New UCLA Book Is Out, and so Are the Bruins

SPORTS books are often published to take advantage of the sport or event of the moment. Not surprisingly, then, a book on UCLA basketball arrived in the office just as the National Collegiate Athletic Association men's tournament got under way late last week. Its arrival was ill-timed in one sense: The defending national champions had lost only the night before in a huge first-round upset to Princeton. On the other hand, the title - "They Shoot Coaches, Don't They?: UCLA and the NCAA Since John Wooden" (Macmillan) - made it sound prophetically downbeat.

Author Mark Heisler chronicles the history and parade of coaches that have followed the glorious era of John Wooden, who coached the Bruins to 10 titles in 12 years, beginning in 1964.

Heisler observes that the NCAA tournament was a cult phenomenon when Wooden began his run, but "was on its way to today's mass audience" by his retirement in 1975.

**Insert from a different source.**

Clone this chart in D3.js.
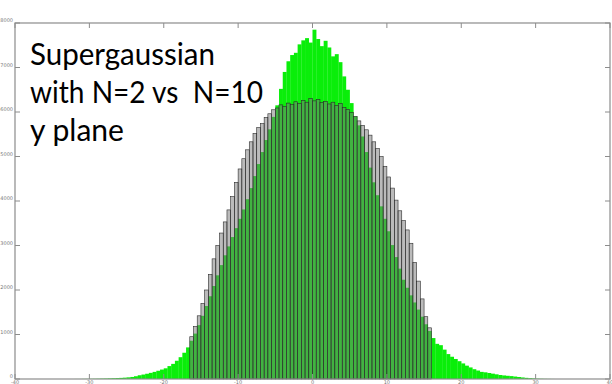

"There wasn't much proportion left in Westwood, [Calif.]" after Wooden's departure, former center Bill Walton is quoted as saying.

Coach Jim Harrick returned the Bruins to the top of the college basketball heap last year. They had the misfortune, however, to play a school with known giant-killer potential in this year's first round.

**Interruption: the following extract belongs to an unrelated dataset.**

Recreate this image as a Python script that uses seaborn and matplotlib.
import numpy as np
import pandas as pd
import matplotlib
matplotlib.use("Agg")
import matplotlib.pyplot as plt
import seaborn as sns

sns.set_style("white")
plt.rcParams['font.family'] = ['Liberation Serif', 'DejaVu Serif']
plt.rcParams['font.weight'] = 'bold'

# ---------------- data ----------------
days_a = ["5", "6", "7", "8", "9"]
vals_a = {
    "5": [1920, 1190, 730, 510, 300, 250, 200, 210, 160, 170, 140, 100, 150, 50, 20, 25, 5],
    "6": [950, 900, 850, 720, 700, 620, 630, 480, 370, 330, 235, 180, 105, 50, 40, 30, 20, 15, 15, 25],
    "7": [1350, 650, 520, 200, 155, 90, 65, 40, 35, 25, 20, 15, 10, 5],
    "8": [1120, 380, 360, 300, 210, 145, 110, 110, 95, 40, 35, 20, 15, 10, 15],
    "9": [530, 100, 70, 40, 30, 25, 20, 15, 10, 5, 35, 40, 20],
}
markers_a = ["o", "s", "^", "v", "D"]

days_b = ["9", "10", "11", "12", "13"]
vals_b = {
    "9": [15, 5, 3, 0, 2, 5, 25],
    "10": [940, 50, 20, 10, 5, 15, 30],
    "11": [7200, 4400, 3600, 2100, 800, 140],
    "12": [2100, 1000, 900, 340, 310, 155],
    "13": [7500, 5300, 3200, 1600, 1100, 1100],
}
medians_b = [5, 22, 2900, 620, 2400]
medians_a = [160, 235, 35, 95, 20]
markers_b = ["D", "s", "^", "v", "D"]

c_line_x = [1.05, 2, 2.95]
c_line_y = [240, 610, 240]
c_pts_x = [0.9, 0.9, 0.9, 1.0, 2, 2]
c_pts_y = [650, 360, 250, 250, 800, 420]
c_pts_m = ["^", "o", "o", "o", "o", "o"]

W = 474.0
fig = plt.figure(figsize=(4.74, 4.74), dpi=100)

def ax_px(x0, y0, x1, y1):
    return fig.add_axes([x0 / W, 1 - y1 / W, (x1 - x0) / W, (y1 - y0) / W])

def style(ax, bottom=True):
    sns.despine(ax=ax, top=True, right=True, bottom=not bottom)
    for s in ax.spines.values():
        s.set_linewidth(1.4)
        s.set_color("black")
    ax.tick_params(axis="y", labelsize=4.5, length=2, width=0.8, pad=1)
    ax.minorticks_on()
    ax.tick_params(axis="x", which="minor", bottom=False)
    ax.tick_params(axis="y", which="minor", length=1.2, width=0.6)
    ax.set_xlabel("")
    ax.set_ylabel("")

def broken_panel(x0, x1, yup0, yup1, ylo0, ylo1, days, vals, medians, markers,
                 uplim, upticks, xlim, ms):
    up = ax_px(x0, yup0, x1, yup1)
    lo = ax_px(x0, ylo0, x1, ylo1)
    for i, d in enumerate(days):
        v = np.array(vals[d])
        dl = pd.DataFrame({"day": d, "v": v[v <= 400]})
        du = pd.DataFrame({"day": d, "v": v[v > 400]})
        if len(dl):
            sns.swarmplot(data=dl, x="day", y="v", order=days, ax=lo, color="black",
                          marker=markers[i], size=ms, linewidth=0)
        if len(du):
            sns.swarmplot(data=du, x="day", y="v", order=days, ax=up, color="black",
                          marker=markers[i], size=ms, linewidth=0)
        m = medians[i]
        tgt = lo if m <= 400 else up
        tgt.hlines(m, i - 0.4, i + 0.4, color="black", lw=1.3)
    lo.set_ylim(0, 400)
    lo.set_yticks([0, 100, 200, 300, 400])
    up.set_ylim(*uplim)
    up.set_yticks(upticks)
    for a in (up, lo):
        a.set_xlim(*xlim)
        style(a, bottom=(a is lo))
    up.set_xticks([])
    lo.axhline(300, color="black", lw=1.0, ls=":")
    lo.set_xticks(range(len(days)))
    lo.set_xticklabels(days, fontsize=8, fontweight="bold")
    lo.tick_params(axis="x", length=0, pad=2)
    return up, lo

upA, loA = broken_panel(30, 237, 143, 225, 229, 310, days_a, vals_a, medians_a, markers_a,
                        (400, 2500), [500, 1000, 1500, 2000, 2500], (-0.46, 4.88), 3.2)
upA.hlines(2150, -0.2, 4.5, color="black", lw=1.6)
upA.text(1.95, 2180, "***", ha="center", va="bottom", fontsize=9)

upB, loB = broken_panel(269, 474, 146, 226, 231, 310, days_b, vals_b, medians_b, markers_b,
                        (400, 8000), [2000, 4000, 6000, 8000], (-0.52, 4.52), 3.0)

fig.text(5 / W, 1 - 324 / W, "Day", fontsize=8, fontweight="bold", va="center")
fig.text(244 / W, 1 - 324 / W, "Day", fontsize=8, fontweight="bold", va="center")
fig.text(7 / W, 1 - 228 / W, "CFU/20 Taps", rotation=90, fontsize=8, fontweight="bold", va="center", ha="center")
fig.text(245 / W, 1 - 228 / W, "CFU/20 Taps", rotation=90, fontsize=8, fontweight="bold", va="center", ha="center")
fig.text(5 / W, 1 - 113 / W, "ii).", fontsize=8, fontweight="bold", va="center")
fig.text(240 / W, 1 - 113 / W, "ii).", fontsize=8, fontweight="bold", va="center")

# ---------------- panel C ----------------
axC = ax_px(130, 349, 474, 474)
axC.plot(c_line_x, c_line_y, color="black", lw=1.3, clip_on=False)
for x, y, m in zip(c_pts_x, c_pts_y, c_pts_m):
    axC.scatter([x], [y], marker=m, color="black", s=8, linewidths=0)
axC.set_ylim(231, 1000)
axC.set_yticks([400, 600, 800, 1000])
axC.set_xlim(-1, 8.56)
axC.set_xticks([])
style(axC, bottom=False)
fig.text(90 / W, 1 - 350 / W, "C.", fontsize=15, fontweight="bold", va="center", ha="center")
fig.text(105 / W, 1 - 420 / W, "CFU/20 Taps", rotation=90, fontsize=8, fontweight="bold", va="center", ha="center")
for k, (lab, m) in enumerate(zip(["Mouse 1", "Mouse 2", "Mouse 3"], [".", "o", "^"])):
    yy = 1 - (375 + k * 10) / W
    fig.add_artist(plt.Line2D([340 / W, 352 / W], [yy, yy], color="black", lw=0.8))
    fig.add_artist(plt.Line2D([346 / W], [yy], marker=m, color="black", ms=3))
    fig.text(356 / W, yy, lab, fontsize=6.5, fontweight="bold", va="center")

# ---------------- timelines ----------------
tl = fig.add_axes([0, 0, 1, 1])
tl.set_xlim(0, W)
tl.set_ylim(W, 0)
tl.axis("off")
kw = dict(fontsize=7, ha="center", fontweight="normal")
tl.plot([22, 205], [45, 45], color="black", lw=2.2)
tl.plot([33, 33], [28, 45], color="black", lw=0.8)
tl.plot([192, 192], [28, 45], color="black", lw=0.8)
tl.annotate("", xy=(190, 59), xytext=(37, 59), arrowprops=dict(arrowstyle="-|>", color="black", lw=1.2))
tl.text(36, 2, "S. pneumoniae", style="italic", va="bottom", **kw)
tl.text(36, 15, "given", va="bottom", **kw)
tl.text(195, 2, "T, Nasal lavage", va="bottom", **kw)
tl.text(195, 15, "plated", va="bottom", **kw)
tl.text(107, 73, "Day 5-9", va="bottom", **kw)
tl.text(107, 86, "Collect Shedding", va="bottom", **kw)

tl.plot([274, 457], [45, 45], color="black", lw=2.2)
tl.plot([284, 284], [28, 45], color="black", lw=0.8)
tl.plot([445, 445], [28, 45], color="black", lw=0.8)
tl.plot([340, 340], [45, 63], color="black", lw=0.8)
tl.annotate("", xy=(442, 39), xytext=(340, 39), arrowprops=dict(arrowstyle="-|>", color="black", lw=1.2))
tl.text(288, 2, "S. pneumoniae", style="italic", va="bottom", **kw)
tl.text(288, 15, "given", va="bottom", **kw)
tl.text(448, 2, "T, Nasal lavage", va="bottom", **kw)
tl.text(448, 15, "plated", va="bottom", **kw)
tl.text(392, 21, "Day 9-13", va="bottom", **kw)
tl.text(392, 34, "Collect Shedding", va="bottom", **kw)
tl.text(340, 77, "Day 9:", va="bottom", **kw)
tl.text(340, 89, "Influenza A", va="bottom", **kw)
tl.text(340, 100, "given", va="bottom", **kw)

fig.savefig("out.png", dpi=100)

Because of its exceptional offensive patience, Princeton can be an exasperating opponent for teams more accustomed to up-tempo basketball. Every basket looms larger than normal in games against the low-scoring Ivy Leaguers, whose respected coach Pete Carril announced that he was retiring at the end of this, his 30th season at the school. Fittingly, it was a popular Carril move - the backdoor play - that produced the winning basket in Princeton's 43-41 victory. The Tigers were eliminated in their next game, losing to Mississippi State, 63-41.

Besides Princeton's upset of UCLA, perhaps the most striking development of the tournament's first weekend was the poor showing of the Big Ten Conference. All five conference participants - Purdue, Indiana, Michigan, Iowa, and Penn State - lost in either the first or second round.

Purdue, the Big Ten champion, barely escaped lightly regarded Western Carolina in the opener and then lost to Georgia. Big Ten teams were shut out of the "Sweet 16" round of the championship for the second straight year.

What's holding the league back? Michigan, of course, was a major power in recent years with its Fab Five teams, but early departures by the team's star players were a setback. At Indiana, coach Bob Knight may be struggling to recruit the blue-chippers he needs. The Magic Johnson years are a distant memory at Michigan State. And the proliferation of televised games has made many players realize that there are many good places to play outside the big-time conferences.

Anthem controversy

THE Denver Nuggets, struggling to make the National Basketball Association playoffs, certainly didn't need the major distraction Mahmoud Abdul-Rauf's refusal to stand for the national anthem caused last week. But his case probably caused many Americans to rethink their views of the anthem, what it means, and what kind of behavior is appropriate when it's played.

Many spectators do not share Abdul-Rauf's personal, Islam-derived view that it is inappropriate to salute nationalistic ideology. Nonetheless, sports crowds often treat the playing of the anthem as a formality best rushed through in order to get on with the game. Even in Baltimore, the birthplace of Francis Scott Key's "The Star-Spangled Banner," Oriole baseball fans like to playfully accentuate the "Os" (for Orioles) within its lyrics.

Abdul-Rauf was briefly suspended without pay by the NBA for his actions. He said he didn't believe in standing for the anthem despite the fact that other Muslims in the NBA do. The issue was resolved when Abdul-Rauf said he would stand but pray during the anthem. The playing of the anthem became a sports tradition during World War II.

Touching other bases

Pop quiz: In the history of the modern Olympics, the Games were once held unofficially. Can you name the year, place, or circumstance? (Answer at end.)

Trivia nugget: American college hockey is celebrating its centennial. The first game between United States colleges occurred in Baltimore. Johns Hopkins University, which has no varsity program today, played a 2-2 draw with visiting Yale University on Feb. 1, 1896.

Quiz answer: The 1906 interim Games were held in Athens. The idea was to hold them regularly between Olympics.